I want to build an EV car, but Im not sure on what size motor to use. Im sure the motor should be able to generate a certain torque to be able to drive a car, but how much energy will it need to produce that torque? And what voltage , etc would that motor need from the battery?

Im really confused on where to start so if anyone could give me step by step instructions, that would be awesome

My answers to the following



Your skill level with auto mechanics and fabrication
Barely to some simple do it yourself things like change oil filter, oil, replace light, change fuses.


The range you are hoping to get (how many miles/charge)
I want to shoot for something like what an average day would be, about 80 miles.


What level of performance you are hoping to get
the acceleration at this point is not that important, whats important is that the car run for a long time, like 5 hours


How much money you are willing to put into your project
probable 15000


What parts you've already considered, if any.
None

I am planning to do a bigger car, sort of like an SUV, like say a ford excape, or a hyundai tuscon


----------



## Qer (May 7, 2008)

Some places with good information about how to convert a car into an EV:

http://www.kiwiev.com/
http://www.metricmind.com/ac_honda/main2.htm
http://www.campbellot.com/electric-s10/
http://www.driveev.com/jeepev/
http://evcl.com/914/

The first one is the most pedagogic I think. Gav's made a great job documenting the steps with videos where he really explains the process in a very entertaining way and even if he's not converting a truck (like you want to do) it's still a very good introduction. And here's a "book" on wikipedia format:

http://en.wikibooks.org/wiki/Electric_vehicle_conversion

Another good site to learn from is:

http://www.evalbum.com/

There you can find similar projects as the one you're thinking about and get ideas about possible ranges, costs and hopefully some inspiration as well.

Happy reading.


----------



## ga2500ev (Apr 20, 2008)

shashgo said:


> I want to build an EV car, but Im not sure on what size motor to use. Im sure the motor should be able to generate a certain torque to be able to drive a car, but how much energy will it need to produce that torque? And what voltage , etc would that motor need from the battery?


These are fundamental issues you'll have to resolve before you can get your conversion done.

First off you're going to have to read everything you can get your hands on. Start going through all of the postings in the Wiki area for starters.

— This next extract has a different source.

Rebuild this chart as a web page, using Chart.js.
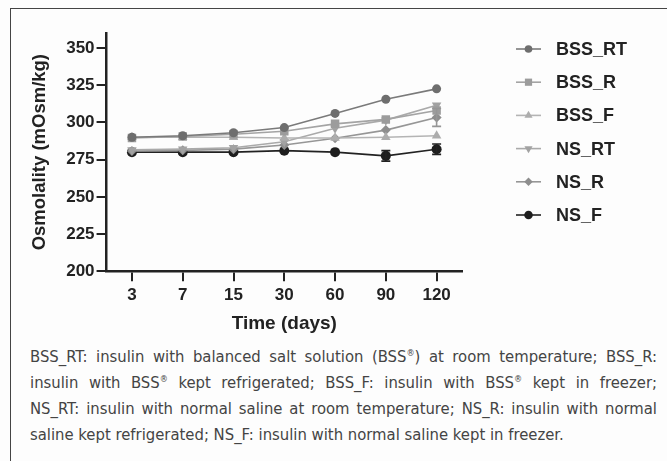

> Im really confused on where to start so if anyone could give me step by step instructions, that would be awesome


The first step is coming up with realistic expectations. Then you need to work on design.



> My answers to the following
> 
> 
> 
> ...


You may need to have someone build it for you then. Generally doing it yourself requires close to the aptitude of a car mechanic.

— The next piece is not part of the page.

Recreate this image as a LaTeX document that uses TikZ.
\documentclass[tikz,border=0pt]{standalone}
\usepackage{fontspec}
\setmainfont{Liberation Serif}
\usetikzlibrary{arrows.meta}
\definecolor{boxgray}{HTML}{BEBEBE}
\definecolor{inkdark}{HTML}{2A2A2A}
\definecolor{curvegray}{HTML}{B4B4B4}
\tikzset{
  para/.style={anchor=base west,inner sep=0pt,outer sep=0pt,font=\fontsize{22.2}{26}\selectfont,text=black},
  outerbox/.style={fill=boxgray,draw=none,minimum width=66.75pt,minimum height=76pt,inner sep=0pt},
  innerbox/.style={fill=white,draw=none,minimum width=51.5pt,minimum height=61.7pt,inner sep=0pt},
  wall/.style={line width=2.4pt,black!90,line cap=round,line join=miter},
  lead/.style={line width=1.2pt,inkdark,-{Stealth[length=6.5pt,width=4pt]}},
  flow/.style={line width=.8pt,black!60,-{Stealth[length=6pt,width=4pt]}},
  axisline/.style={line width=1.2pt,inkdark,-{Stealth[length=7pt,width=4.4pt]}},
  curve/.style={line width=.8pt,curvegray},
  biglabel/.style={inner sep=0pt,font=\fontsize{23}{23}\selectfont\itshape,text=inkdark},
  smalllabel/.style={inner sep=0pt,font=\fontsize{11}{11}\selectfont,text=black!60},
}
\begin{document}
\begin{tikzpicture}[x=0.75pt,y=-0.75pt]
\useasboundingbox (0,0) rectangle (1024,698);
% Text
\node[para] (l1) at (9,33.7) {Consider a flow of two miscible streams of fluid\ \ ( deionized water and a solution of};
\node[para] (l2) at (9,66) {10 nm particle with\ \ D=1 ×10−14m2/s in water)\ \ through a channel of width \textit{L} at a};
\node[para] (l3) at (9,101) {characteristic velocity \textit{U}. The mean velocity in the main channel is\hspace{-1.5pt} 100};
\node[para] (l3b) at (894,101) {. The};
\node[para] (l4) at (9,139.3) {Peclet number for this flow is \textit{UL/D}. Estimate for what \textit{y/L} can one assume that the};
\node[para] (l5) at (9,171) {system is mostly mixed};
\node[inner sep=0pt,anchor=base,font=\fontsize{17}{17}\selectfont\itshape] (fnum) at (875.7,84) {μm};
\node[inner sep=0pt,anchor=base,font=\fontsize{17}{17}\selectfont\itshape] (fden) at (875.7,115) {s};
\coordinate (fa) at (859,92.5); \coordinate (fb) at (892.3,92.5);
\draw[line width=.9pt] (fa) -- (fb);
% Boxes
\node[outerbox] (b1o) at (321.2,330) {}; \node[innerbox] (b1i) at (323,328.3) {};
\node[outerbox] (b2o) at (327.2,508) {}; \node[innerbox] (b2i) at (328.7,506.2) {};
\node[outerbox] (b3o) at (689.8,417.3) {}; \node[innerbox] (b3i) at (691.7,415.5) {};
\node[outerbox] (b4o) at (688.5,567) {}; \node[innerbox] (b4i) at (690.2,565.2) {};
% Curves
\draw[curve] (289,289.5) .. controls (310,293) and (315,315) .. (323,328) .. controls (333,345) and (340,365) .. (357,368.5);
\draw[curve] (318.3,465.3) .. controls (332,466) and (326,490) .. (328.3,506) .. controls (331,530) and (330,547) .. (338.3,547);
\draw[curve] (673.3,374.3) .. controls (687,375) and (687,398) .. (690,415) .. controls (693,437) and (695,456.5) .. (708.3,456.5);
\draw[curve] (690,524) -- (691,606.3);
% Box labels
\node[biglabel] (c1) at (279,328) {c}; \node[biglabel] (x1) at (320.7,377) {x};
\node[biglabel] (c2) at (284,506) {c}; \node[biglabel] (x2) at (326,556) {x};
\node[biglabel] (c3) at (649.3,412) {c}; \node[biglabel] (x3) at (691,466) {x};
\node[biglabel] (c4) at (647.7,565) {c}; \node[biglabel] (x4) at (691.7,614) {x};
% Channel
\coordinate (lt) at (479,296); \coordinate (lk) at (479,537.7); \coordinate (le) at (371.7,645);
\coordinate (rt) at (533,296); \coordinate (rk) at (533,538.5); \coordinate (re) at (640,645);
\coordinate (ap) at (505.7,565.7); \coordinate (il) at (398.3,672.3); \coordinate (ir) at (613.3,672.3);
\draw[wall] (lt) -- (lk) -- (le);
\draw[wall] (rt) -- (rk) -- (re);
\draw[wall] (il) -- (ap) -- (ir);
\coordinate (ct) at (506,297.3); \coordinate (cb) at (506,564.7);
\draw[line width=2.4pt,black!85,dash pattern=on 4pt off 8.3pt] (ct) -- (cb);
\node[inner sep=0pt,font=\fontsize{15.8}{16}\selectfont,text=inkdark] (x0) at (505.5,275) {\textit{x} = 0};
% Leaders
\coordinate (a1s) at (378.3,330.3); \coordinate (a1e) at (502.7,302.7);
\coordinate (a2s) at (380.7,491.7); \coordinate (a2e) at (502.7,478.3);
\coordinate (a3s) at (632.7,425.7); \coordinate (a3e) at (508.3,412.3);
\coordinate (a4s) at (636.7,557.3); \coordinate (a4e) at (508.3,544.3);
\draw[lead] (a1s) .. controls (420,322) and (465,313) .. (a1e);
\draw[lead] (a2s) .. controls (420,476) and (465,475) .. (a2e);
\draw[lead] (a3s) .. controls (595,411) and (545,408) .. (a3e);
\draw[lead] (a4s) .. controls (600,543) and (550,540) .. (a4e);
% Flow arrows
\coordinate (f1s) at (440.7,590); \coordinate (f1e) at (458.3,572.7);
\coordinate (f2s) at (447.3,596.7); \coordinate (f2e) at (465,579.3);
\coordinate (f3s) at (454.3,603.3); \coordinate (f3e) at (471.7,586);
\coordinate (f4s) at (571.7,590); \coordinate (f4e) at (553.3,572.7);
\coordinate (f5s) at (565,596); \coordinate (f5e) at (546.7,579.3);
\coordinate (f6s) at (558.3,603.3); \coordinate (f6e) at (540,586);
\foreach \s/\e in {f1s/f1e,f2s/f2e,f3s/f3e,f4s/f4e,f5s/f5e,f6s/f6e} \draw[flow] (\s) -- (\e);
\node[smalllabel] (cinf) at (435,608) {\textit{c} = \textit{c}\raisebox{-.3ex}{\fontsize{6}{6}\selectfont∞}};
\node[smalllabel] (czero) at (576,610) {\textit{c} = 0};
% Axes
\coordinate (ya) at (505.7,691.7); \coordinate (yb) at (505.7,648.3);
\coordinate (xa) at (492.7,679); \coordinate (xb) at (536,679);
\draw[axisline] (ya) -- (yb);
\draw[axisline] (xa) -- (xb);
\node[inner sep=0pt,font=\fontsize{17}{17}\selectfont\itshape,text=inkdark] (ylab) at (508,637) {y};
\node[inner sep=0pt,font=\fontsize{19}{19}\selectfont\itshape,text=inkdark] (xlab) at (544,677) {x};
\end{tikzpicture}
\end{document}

> The range you are hoping to get (how many miles/charge)
> I want to shoot for something like what an average day would be, about 80 miles.


That's actually in the realm of possibility. On of the first things that you need to understand is that an EV essentially is a car with a really tiny gas tank, something on the order of 1 to 2 gallons. So if 80 miles is possible on 1-2 gallons of gas, then you have a chance. Since it's possible, you have a chance.

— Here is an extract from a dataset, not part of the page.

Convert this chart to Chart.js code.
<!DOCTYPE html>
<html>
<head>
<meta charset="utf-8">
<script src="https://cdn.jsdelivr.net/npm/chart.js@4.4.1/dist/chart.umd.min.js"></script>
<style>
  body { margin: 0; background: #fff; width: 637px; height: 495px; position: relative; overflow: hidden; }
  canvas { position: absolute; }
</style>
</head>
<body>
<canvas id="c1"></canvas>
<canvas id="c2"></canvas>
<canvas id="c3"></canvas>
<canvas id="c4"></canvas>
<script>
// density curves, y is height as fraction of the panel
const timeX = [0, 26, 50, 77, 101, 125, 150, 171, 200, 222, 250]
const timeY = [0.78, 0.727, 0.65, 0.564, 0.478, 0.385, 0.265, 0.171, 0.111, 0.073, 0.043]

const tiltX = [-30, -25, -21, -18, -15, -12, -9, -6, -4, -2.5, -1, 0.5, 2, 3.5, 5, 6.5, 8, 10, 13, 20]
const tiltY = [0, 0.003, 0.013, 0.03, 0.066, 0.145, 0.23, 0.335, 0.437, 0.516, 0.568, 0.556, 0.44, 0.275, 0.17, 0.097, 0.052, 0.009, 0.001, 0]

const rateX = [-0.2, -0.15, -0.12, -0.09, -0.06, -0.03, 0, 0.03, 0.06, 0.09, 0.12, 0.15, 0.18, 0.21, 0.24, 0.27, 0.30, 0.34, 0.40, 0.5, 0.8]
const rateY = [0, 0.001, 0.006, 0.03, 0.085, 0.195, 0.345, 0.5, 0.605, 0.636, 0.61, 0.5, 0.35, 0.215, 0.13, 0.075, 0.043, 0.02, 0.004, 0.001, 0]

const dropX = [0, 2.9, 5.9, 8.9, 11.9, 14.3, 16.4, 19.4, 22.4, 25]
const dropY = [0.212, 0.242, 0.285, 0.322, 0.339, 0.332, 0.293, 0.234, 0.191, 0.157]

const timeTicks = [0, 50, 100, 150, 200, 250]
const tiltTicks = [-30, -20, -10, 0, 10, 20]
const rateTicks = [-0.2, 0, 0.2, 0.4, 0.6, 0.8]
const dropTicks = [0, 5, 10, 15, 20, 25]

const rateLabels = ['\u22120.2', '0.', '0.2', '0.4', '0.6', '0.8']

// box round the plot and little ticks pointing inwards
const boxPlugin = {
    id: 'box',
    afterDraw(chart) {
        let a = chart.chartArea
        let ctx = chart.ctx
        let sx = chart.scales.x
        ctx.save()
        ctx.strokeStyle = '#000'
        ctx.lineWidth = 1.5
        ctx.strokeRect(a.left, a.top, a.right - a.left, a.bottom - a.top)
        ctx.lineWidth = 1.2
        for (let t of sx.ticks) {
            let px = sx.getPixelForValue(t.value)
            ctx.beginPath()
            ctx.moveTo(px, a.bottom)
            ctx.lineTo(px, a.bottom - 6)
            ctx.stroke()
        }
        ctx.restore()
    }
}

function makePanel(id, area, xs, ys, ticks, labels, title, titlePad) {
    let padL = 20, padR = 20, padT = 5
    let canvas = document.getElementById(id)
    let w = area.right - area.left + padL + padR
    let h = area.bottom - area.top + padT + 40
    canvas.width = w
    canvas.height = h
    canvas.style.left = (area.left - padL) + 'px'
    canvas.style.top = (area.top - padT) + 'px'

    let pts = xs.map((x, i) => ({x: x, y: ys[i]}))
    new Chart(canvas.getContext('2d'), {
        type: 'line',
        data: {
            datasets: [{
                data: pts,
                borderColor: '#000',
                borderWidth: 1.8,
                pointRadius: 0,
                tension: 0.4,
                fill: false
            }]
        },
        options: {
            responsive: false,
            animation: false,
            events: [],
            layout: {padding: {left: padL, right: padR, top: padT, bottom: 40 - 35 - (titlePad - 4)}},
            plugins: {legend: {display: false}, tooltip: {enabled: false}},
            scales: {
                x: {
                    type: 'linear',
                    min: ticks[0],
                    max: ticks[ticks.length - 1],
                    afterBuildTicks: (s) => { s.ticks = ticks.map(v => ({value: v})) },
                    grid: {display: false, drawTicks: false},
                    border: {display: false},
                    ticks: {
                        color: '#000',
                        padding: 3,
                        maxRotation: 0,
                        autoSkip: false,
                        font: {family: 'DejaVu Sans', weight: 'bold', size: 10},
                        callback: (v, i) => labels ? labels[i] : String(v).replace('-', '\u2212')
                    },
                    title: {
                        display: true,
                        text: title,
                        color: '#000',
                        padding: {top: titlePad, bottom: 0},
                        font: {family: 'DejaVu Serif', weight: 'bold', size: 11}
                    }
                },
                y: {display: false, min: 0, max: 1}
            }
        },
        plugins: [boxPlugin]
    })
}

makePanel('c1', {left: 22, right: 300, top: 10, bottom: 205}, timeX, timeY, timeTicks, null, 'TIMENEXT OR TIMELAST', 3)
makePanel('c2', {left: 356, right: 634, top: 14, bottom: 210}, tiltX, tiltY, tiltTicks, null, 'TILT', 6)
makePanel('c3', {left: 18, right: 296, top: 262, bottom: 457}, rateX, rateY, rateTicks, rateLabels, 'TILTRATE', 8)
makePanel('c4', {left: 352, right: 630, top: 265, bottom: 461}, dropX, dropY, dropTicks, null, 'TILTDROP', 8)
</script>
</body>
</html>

> What level of performance you are hoping to get
> the acceleration at this point is not that important, whats important is that the car run for a long time, like 5 hours


Now that's unrealistic. Considering that you're talking about an 80 mile range, if you have a 5 hour run time, then you're talking about a speed of 16 MPH. At normal street speeds you'd have a run time of less than 2 hours by any reasonable measure.



> How much money you are willing to put into your project
> probable 15000


That's a big advantage, because that means that lithium batteries are on the table. That greatly expands you conversion possibilities.



> What parts you've already considered, if any.
> None
> 
> I am planning to do a bigger car, sort of like an SUV, like say a ford excape, or a hyundai tuscon


Weight is your biggest enemy to range. The heavier the vehicle, the less range you'll generally get out of it. Escapes and Tucsons have a curb weight of 3200+ lbs. That's a lot of weight to be carrying around.

You'll want to work hard on trying to find a lighter vehicle to do your conversion on. 

Given your specs here are some general parameters to start working with:

1) Donor vehicle: Try to locate something lighter. Simply google the name of the vehicle and the words curb-weight to get an idea of how much it weighs. I'm planning on a pickup conversion and they come in 600 lbs lighter than the two SUVs you suggested for example.

2) Batteries: You'll need to look at lithium. There are several threads floating around discussing the subject and the classified are talking about a group buy. You'll need to look to buy as many batteries as you can afford.

3) Motor: Stick to the tried and true. Motors such as the WarP-9 will satisfy all of your power needs.

As I stated above you'll probably need to have someone more well versed that you to do the conversion. If you want to see a sample of the process, go to youtube and search for n2confusion. This guy has a completely library of an EV conversion of a Geo Metro. It'll give you a great sense of how to go about the process.

Finally you're going to want to get a book or three. Brown's "Convert It" for example has step by step instructions of the process.

Good luck in your adventure.

ga2500ev


----------